For those reasons, Cullen doesn’t share the negativity that others might have about the future of the licensee.
“The outlook for the industry is outstanding and I take licensees as part of that,” Cullen says.
“What we need to do as licensees across the next few years is we need to work with our advisers to show them how to take advantage of this incredible supply/demand imbalance that exists. That’s my key focus.”
Thin wedges
The profitability of licensees will be a key topic for discussion at this year’s Professional Planner Licensee Summit which will return to the Blue Mountains on 19-20 June.
Cullen says the goal for licensees should be to simultaneously improve the profit of their own business and that of the underlying practices.
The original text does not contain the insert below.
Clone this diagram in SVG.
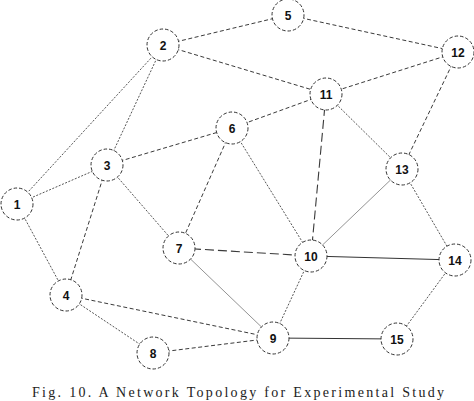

“But we do wear an enormous amount of risk for the thin end of the wedge in terms of margin – as licensees, we all need to focus on addressing that imbalance,” Cullen says.
While some licensees have moved to a fixed fee model, Cullen says this has come at the expense of aligning the interests of dealer groups and their practices.
“Licensees that went down the path of fixed fees,” he says. “I’ve never been able to understand it.
“If I’m a practice, I want my fees with my licensee on a percentage basis because I want my licensee to be motivated to help me grow my revenue and profitability.”
At the moment, Barrett says the services the licensees offer to their advisers are not seen as valuable enough for advisers to pay the appropriate price for, and that needs to change.
“Licensees need to forget about scale and think about the business model itself and the service proposition,” Barrett says.
“Which ironically, is the same thing licensees have been coaching their financial planning firms for the last 10 years.”
Much at stake
Barrett says licensees acquiring stakes in advice practices will only be part of the overall business case.
“What licensees need to do is focus on is what services are they going to provide and how they make money out of those,” Barrett says.
He adds the typical licensee business model focuses on providing training, compliance, and a third-party technology agreement.
“You can’t make a return on that, it’s been proven,” Barrett says. “What they have to do is change up the service offering by offering more value-add services that people want to pay for.”
But would AZ NGA ever acquire a licensee? Barrett says under the right circumstances it would, if the proposition is attractive.
“Taking a broken business then making it bigger by merging with another broken business model is not the answer,” Barrett says.